● What you are asked to do
Copy every line of the following data that includes the string "this".

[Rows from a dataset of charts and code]
********************

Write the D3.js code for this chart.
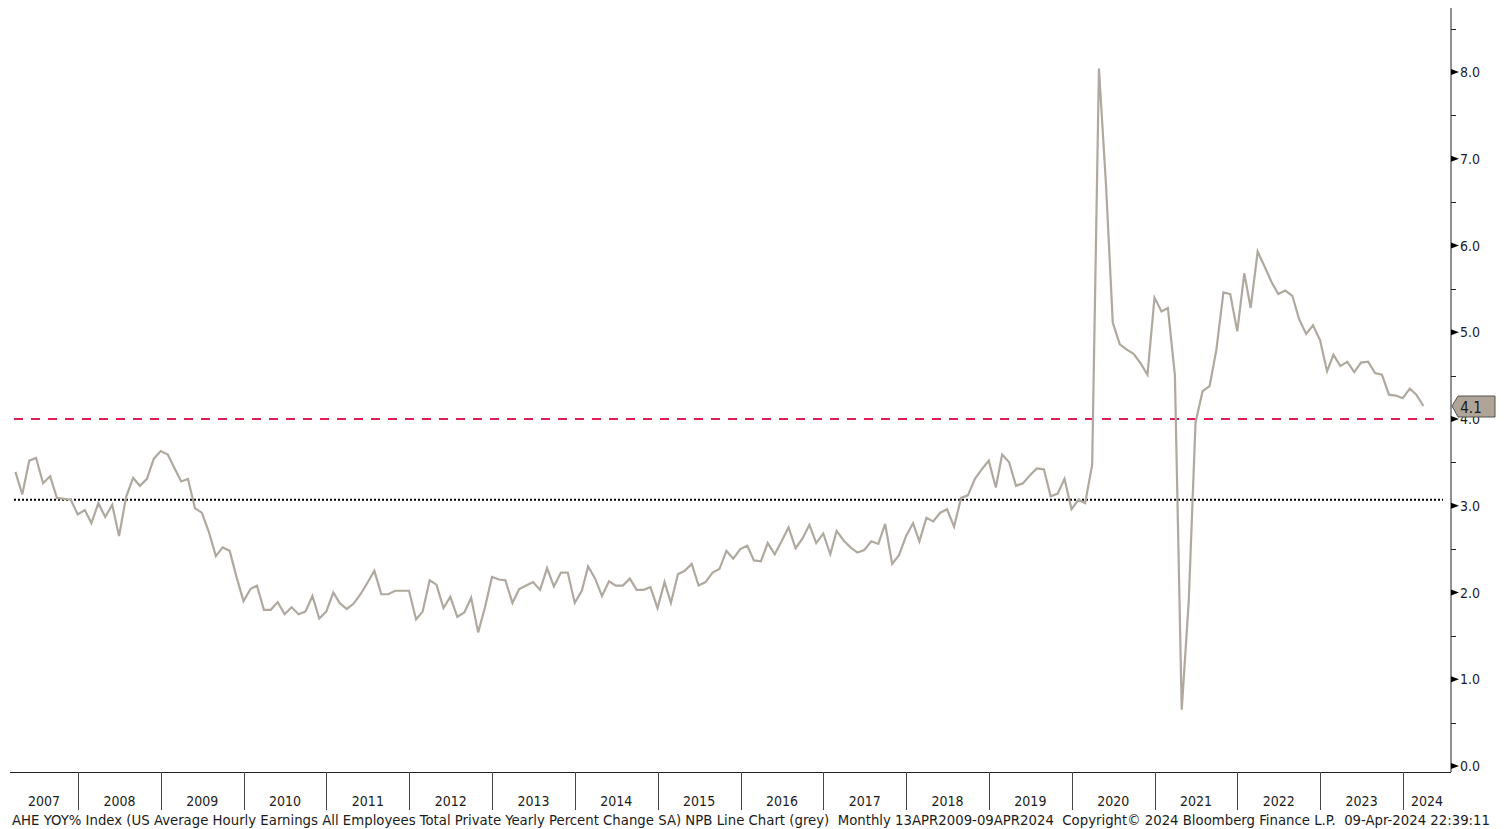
<!DOCTYPE html>
<html>
<head>
<meta charset="utf-8">
<script src="https://cdn.jsdelivr.net/npm/d3@7"></script>
<style>
  html, body { margin: 0; padding: 0; background: #fff; }
  svg { display: block; }
  text { font-family: "DejaVu Sans Condensed", "DejaVu Sans", "Liberation Sans", sans-serif; }
</style>
</head>
<body>
<svg id="chart" width="1505" height="829"></svg>
<script>
// ---------------- DATA ----------------
// Monthly AHE YoY %, first observation March 2007, last March 2024
const startYear = 2007;
const startMonth = 3; // March
const values = [
  3.39, 3.13, 3.52, 3.55, 3.26, 3.34, 3.09, 3.08, 3.07, 2.90, 2.95, 2.80,
  3.03, 2.87, 3.01, 2.65, 3.10, 3.32, 3.23, 3.31, 3.54, 3.63, 3.59, 3.44,
  3.28, 3.31, 2.97, 2.92, 2.70, 2.42, 2.52, 2.48, 2.18, 1.90, 2.04, 2.08,
  1.80, 1.80, 1.89, 1.75, 1.83, 1.75, 1.78, 1.96, 1.70, 1.78, 2.00, 1.88,
  1.81, 1.87, 1.98, 2.11, 2.25, 1.98, 1.98, 2.02, 2.02, 2.02, 1.69, 1.78,
  2.14, 2.09, 1.82, 1.95, 1.72, 1.77, 1.94, 1.54, 1.83, 2.18, 2.15, 2.14,
  1.88, 2.04, 2.08, 2.12, 2.03, 2.28, 2.07, 2.23, 2.23, 1.88, 2.02, 2.30,
  2.16, 1.96, 2.13, 2.08, 2.08, 2.16, 2.03, 2.03, 2.06, 1.82, 2.12, 1.88,
  2.21, 2.25, 2.33, 2.08, 2.12, 2.23, 2.27, 2.48, 2.39, 2.50, 2.54, 2.37,
  2.36, 2.57, 2.44, 2.59, 2.75, 2.51, 2.62, 2.78, 2.57, 2.68, 2.44, 2.71,
  2.60, 2.52, 2.46, 2.49, 2.59, 2.56, 2.79, 2.33, 2.43, 2.65, 2.80, 2.59,
  2.86, 2.82, 2.92, 2.96, 2.76, 3.09, 3.12, 3.31, 3.42, 3.52, 3.21, 3.59,
  3.50, 3.23, 3.26, 3.35, 3.43, 3.42, 3.11, 3.14, 3.31, 2.96, 3.07, 3.03,
  3.47, 8.04, 6.70, 5.11, 4.86, 4.80, 4.75, 4.64, 4.51, 5.40, 5.24, 5.28,
  4.50, 0.65, 1.90, 3.96, 4.32, 4.38, 4.80, 5.46, 5.44, 5.01, 5.68, 5.28,
  5.93, 5.76, 5.58, 5.44, 5.48, 5.42, 5.15, 4.98, 5.08, 4.91, 4.55, 4.74,
  4.61, 4.66, 4.54, 4.65, 4.66, 4.53, 4.51, 4.28, 4.27, 4.24, 4.35, 4.28,
  4.15
];
const lastLabel = "4.1";
const refDashed = 4.0;      // red dashed level
const refDotted = 3.07;     // black dotted level (average)
const yTicks = [0, 1, 2, 3, 4, 5, 6, 7, 8];
const yMinorTicks = [0.5, 1.5, 2.5, 3.5, 4.5, 5.5, 6.5, 7.5, 8.5];
const yearLabels = ["2007","2008","2009","2010","2011","2012","2013","2014","2015","2016","2017","2018","2019","2020","2021","2022","2023","2024"];
const footer = "AHE YOY% Index (US Average Hourly Earnings All Employees Total Private Yearly Percent Change SA) NPB Line Chart (grey)  Monthly 13APR2009-09APR2024  Copyright\u00A9 2024 Bloomberg Finance L.P.  09-Apr-2024 22:39:11";

// ---------------- LAYOUT ----------------
const svg = d3.select("#chart");
const plotLeft = 10, plotRight = 1451, plotTop = 8, plotBottom = 772;

// month-end dates
const dates = values.map((v, i) => new Date(startYear, startMonth - 1 + i + 1, 0));
const data = dates.map((d, i) => ({ d, v: values[i] }));

const x = d3.scaleTime()
  .domain([new Date(2008, 0, 1), new Date(2024, 0, 1)])
  .range([78, 1403]);
const y = d3.scaleLinear().domain([0, 8]).range([766, 72]);

// ---------------- REFERENCE LINES ----------------
svg.append("line")
  .attr("x1", 14).attr("x2", 1443)
  .attr("y1", y(refDotted)).attr("y2", y(refDotted))
  .attr("stroke", "#000").attr("stroke-width", 2)
  .attr("stroke-dasharray", "2,2");

svg.append("line")
  .attr("x1", 14).attr("x2", 1440)
  .attr("y1", y(refDashed)).attr("y2", y(refDashed))
  .attr("stroke", "#de1f55").attr("stroke-width", 2)
  .attr("stroke-dasharray", "9,8");

// ---------------- SERIES ----------------
const line = d3.line().x(p => x(p.d)).y(p => y(p.v));
svg.append("path")
  .datum(data)
  .attr("d", line)
  .attr("fill", "none")
  .attr("stroke", "#afa99f")
  .attr("stroke-width", 2.2)
  .attr("stroke-linejoin", "miter");

// ---------------- RIGHT AXIS ----------------
svg.append("line")
  .attr("x1", plotRight).attr("x2", plotRight)
  .attr("y1", plotTop).attr("y2", plotBottom)
  .attr("stroke", "#222").attr("stroke-width", 1);

svg.selectAll(".minor").data(yMinorTicks).enter().append("line")
  .attr("x1", plotRight).attr("x2", plotRight + 5)
  .attr("y1", d => Math.round(y(d)) + 0.5).attr("y2", d => Math.round(y(d)) + 0.5)
  .attr("stroke", "#222").attr("stroke-width", 1);

svg.selectAll(".major").data(yTicks).enter().append("path")
  .attr("d", d => {
    const yy = y(d);
    return `M${plotRight},${yy - 3}L${plotRight + 8},${yy}L${plotRight},${yy + 3}Z`;
  })
  .attr("fill", "#000");

svg.selectAll(".ylab").data(yTicks).enter().append("text")
  .attr("x", plotRight + 9)
  .attr("y", d => y(d) + 5)
  .attr("font-size", 14)
  .attr("fill", "#1c1c30")
  .text(d => d3.format(".1f")(d));

// ---------------- BOTTOM AXIS ----------------
svg.append("line")
  .attr("x1", plotLeft).attr("x2", plotRight)
  .attr("y1", plotBottom + 0.5).attr("y2", plotBottom + 0.5)
  .attr("stroke", "#222").attr("stroke-width", 1);

const yearStarts = yearLabels.map(s => new Date(+s, 0, 1));
svg.selectAll(".sep").data(yearStarts.slice(1)).enter().append("line")
  .attr("x1", d => Math.round(x(d)) + 0.5).attr("x2", d => Math.round(x(d)) + 0.5)
  .attr("y1", plotBottom).attr("y2", 810)
  .attr("stroke", "#444").attr("stroke-width", 1);

svg.selectAll(".xlab").data(yearLabels).enter().append("text")
  .attr("x", (s, i) => {
    const a = Math.max(plotLeft, x(yearStarts[i]));
    const b = Math.min(plotRight, x(new Date(+s + 1, 0, 1)));
    return (a + b) / 2;
  })
  .attr("y", 806)
  .attr("text-anchor", "middle")
  .attr("font-size", 14)
  .attr("fill", "#1c1c1c")
  .text(s => s);

// ---------------- LAST VALUE TAG ----------------
svg.append("path")
  .attr("d", `M${plotRight + 1},${406}L${plotRight + 7},${396}L1495,396L1495,417L${plotRight + 7},417Z`)
  .attr("fill", "#aea598")
  .attr("stroke", "#55524c")
  .attr("stroke-width", 1);
svg.append("text")
  .attr("x", 1471).attr("y", 413)
  .attr("text-anchor", "middle")
  .attr("font-size", 15)
  .attr("fill", "#1a1a22")
  .text(lastLabel);

// ---------------- FOOTER ----------------
svg.append("text")
  .attr("x", 12).attr("y", 825)
  .attr("font-size", 14)
  .attr("fill", "#1c1c1c")
  .attr("textLength", 1478)
  .attr("lengthAdjust", "spacingAndGlyphs")
  .attr("xml:space", "preserve")
  .style("white-space", "pre")
  .text(footer);
</script>
</body>
</html>
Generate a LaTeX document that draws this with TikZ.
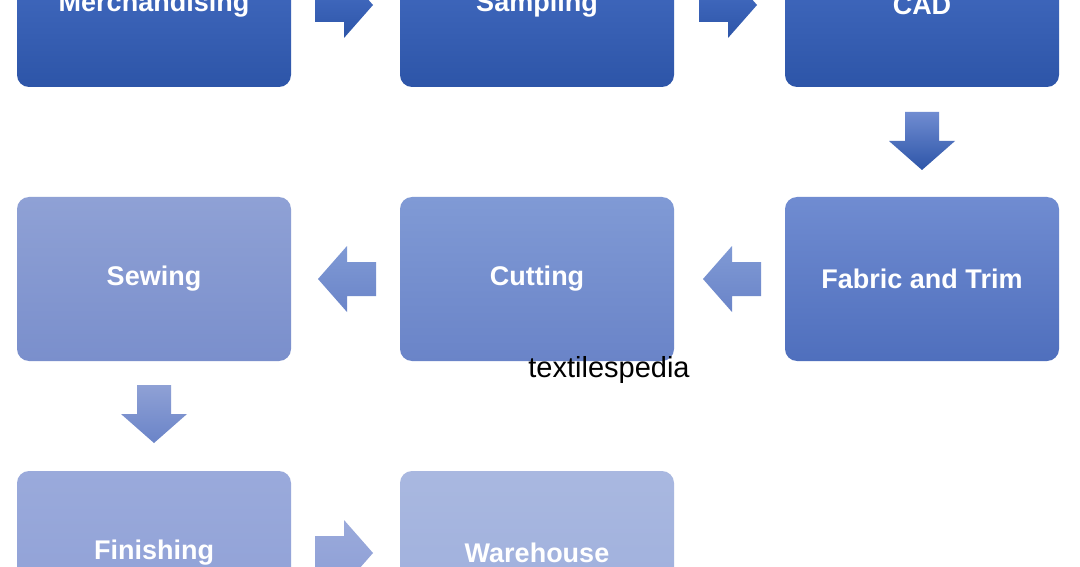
\documentclass[tikz,border=0pt]{standalone}
\usepackage{fontspec}
\setmainfont{Liberation Sans}
\definecolor{aT}{HTML}{4A72C8}\definecolor{aB}{HTML}{2D55A8}
\definecolor{sT}{HTML}{8FA1D5}\definecolor{sB}{HTML}{7A8FCC}
\definecolor{cT}{HTML}{809AD5}\definecolor{cB}{HTML}{6A84C8}
\definecolor{fT}{HTML}{708CD1}\definecolor{fB}{HTML}{4F6FBD}
\definecolor{nT}{HTML}{9AAADB}\definecolor{nB}{HTML}{8E9FD6}
\definecolor{wT}{HTML}{A9B8E0}\definecolor{wB}{HTML}{9DAEDC}
\begin{document}
\begin{tikzpicture}[x=1pt,y=-1pt,
 box/.style={rounded corners=12pt,minimum width=274pt,minimum height=164pt,inner sep=0pt,text=white,font=\fontsize{27}{30}\selectfont\bfseries},
]
\useasboundingbox (0,0) rectangle (1080,567);
\begin{scope}
\clip (0,0) rectangle (1080,567);
\fill[white] (0,0) rectangle (1080,567);
\node[box,top color=aT,bottom color=aB] (m) at (154,5) {Merchandising};
\node[box,top color=aT,bottom color=aB] (s) at (537,5) {Sampling};
\node[box,top color=aT,bottom color=aB] (cad) at (922,5) {CAD};
\node[box,top color=sT,bottom color=sB] (sew) at (154,279) {Sewing};
\node[box,top color=cT,bottom color=cB] (cut) at (537,279) {Cutting};
\node[box,top color=fT,bottom color=fB] (fab) at (922,279) {Fabric and Trim};
\node[box,top color=nT,bottom color=nB] (fin) at (154,553) {Finishing};
\node[box,top color=wT,bottom color=wB] (wh) at (537,553) {Warehouse};
% right arrows
\foreach \cx/\cy/\t/\b in {344/5/aT/aB, 728/5/aT/aB, 344/553/nT/nB}{
 \shade[top color=\t,bottom color=\b] (\cx-29,\cy-17) -- (\cx,\cy-17) -- (\cx,\cy-33) -- (\cx+29,\cy) -- (\cx,\cy+33) -- (\cx,\cy+17) -- (\cx-29,\cy+17) -- cycle;}
% left arrows
\foreach \cx/\cy/\t/\b in {347/279/cT/cB, 732/279/cT/cB}{
 \shade[top color=\t,bottom color=\b] (\cx+29,\cy-17) -- (\cx,\cy-17) -- (\cx,\cy-33) -- (\cx-29,\cy) -- (\cx,\cy+33) -- (\cx,\cy+17) -- (\cx+29,\cy+17) -- cycle;}
% down arrows
\foreach \cx/\cy/\t/\b in {922/141/fT/aB, 154/414/sT/cB}{
 \shade[top color=\t,bottom color=\b] (\cx-17,\cy-29) -- (\cx+17,\cy-29) -- (\cx+17,\cy) -- (\cx+33,\cy) -- (\cx,\cy+29) -- (\cx-33,\cy) -- (\cx-17,\cy) -- cycle;}
\node[font=\fontsize{29}{32}\selectfont] (wm) at (609,370) {textilespedia};
\end{scope}
\end{tikzpicture}
\end{document}
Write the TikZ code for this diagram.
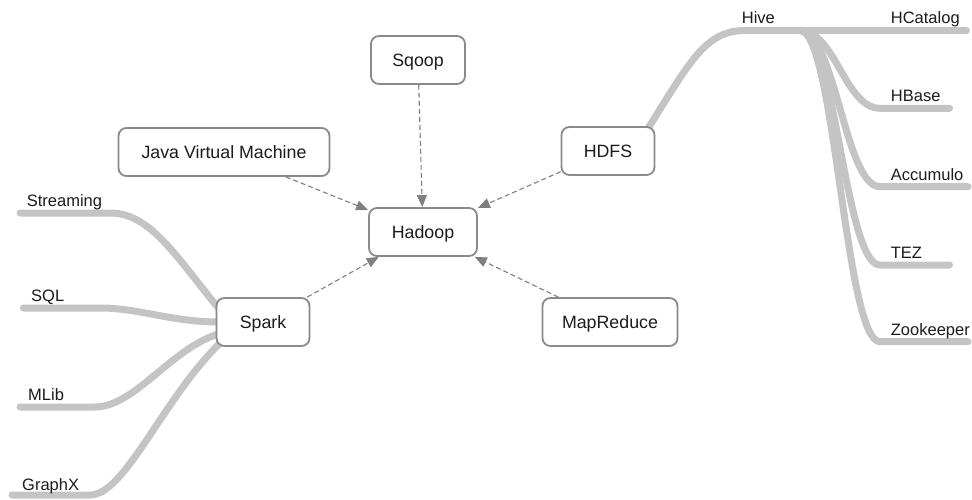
\documentclass[tikz,border=0pt]{standalone}
\usepackage{fontspec}
\setmainfont{Liberation Sans}
\usetikzlibrary{arrows.meta,backgrounds}
\definecolor{branchc}{RGB}{196,196,196}
\definecolor{boxc}{RGB}{138,138,138}
\definecolor{arrc}{RGB}{128,128,128}
\definecolor{txtc}{RGB}{28,28,28}
\begin{document}
\begin{tikzpicture}[x=1pt,y=-1pt,
  box/.style={draw=boxc, line width=1.8pt, rounded corners=8pt, fill=white,
    minimum height=48pt, inner xsep=0pt, inner ysep=0pt, text=txtc,
    text height=12.7pt, text depth=0pt, font=\fontsize{17.8}{20}\selectfont},
  dep/.style={draw=arrc, line width=1.1pt, dash pattern=on 5pt off 3pt,
    -{Triangle[length=12pt,width=10pt]}},
  branch/.style={draw=branchc, line width=7pt, line cap=round, shorten <=-5pt},
  lbl/.style={text=txtc, font=\fontsize{16.5}{19}\selectfont, inner sep=0pt, anchor=base west}]
\useasboundingbox (0,0) rectangle (972,500);

% boxes
\node[box, minimum width=108pt] (hadoop) at (423,232) {Hadoop};
\node[box, minimum width=94pt]  (sqoop)  at (418,60)  {Sqoop};
\node[box, minimum width=211pt] (jvm)    at (224,152) {Java Virtual Machine};
\node[box, minimum width=93pt]  (hdfs)   at (608,151) {HDFS};
\node[box, minimum width=135pt] (mapred) at (610,322) {MapReduce};
\node[box, minimum width=93pt]  (spark)  at (263,322) {Spark};

% free ends of the branches
\coordinate (streamE) at (20,213);
\coordinate (sqlE)    at (23.5,308);
\coordinate (mlibE)   at (20,407);
\coordinate (graphxE) at (12,495);
\coordinate (hivej)   at (805,30.5);
\coordinate (hcatE)   at (966.5,30.5);
\coordinate (hbaseE)  at (949.5,108.3);
\coordinate (accE)    at (968,186.7);
\coordinate (tezE)    at (949.5,265);
\coordinate (zooE)    at (968,341.7);

% labels
\node[lbl] (lstream) at (26.7,206.5) {Streaming};
\node[lbl] (lsql)    at (31,301)    {SQL};
\node[lbl] (lmlib)   at (28,400.5)  {MLib};
\node[lbl] (lgraphx) at (22,490.5)  {GraphX};
\node[lbl] (lhive)   at (741.7,24)  {Hive};
\node[lbl] (lhcat)   at (890.7,24)  {HCatalog};
\node[lbl] (lhbase)  at (890.7,101.7) {HBase};
\node[lbl] (lacc)    at (890.7,180) {Accumulo};
\node[lbl] (ltez)    at (890.7,258.3) {TEZ};
\node[lbl] (lzoo)    at (890.7,335) {Zookeeper};

\begin{scope}[on background layer]
  \fill[white] (0,0) rectangle (972,500);
  % Spark branches
  \draw[branch] (spark.160) .. controls (175,255) and (150,213) .. (110,213) -- (streamE);
  \draw[branch] (spark.180) .. controls (170,322) and (140,308) .. (100,308) -- (sqlE);
  \draw[branch] (spark.195) .. controls (172,347) and (135,407) .. (95,407) -- (mlibE);
  \draw[branch] (spark.208) .. controls (162,400) and (125,495) .. (90,495) -- (graphxE);
  % HDFS -> Hive
  \draw[branch] (hdfs.31) .. controls (690,62) and (705,30.5) .. (745,30.5) -- (hivej);
  % Hive branches
  \draw[branch] (hivej) -- (hcatE);
  \draw[branch] (hivej) .. controls (835,30.5) and (845,108.3) .. (880,108.3) -- (hbaseE);
  \draw[branch] (hivej) .. controls (835,30.5) and (845,186.7) .. (880,186.7) -- (accE);
  \draw[branch] (hivej) .. controls (835,30.5) and (845,265) .. (880,265) -- (tezE);
  \draw[branch] (hivej) .. controls (835,30.5) and (845,341.7) .. (880,341.7) -- (zooE);
\end{scope}

% dependencies
\draw[dep] (sqoop) -- (hadoop);
\draw[dep] (jvm) -- (hadoop);
\draw[dep] (hdfs) -- (hadoop);
\draw[dep] (spark) -- (hadoop);
\draw[dep] (mapred) -- (hadoop);
\end{tikzpicture}
\end{document}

********************

● Result
Write the D3.js code for this chart.
Generate a LaTeX document that draws this with TikZ.
Write the TikZ code for this diagram.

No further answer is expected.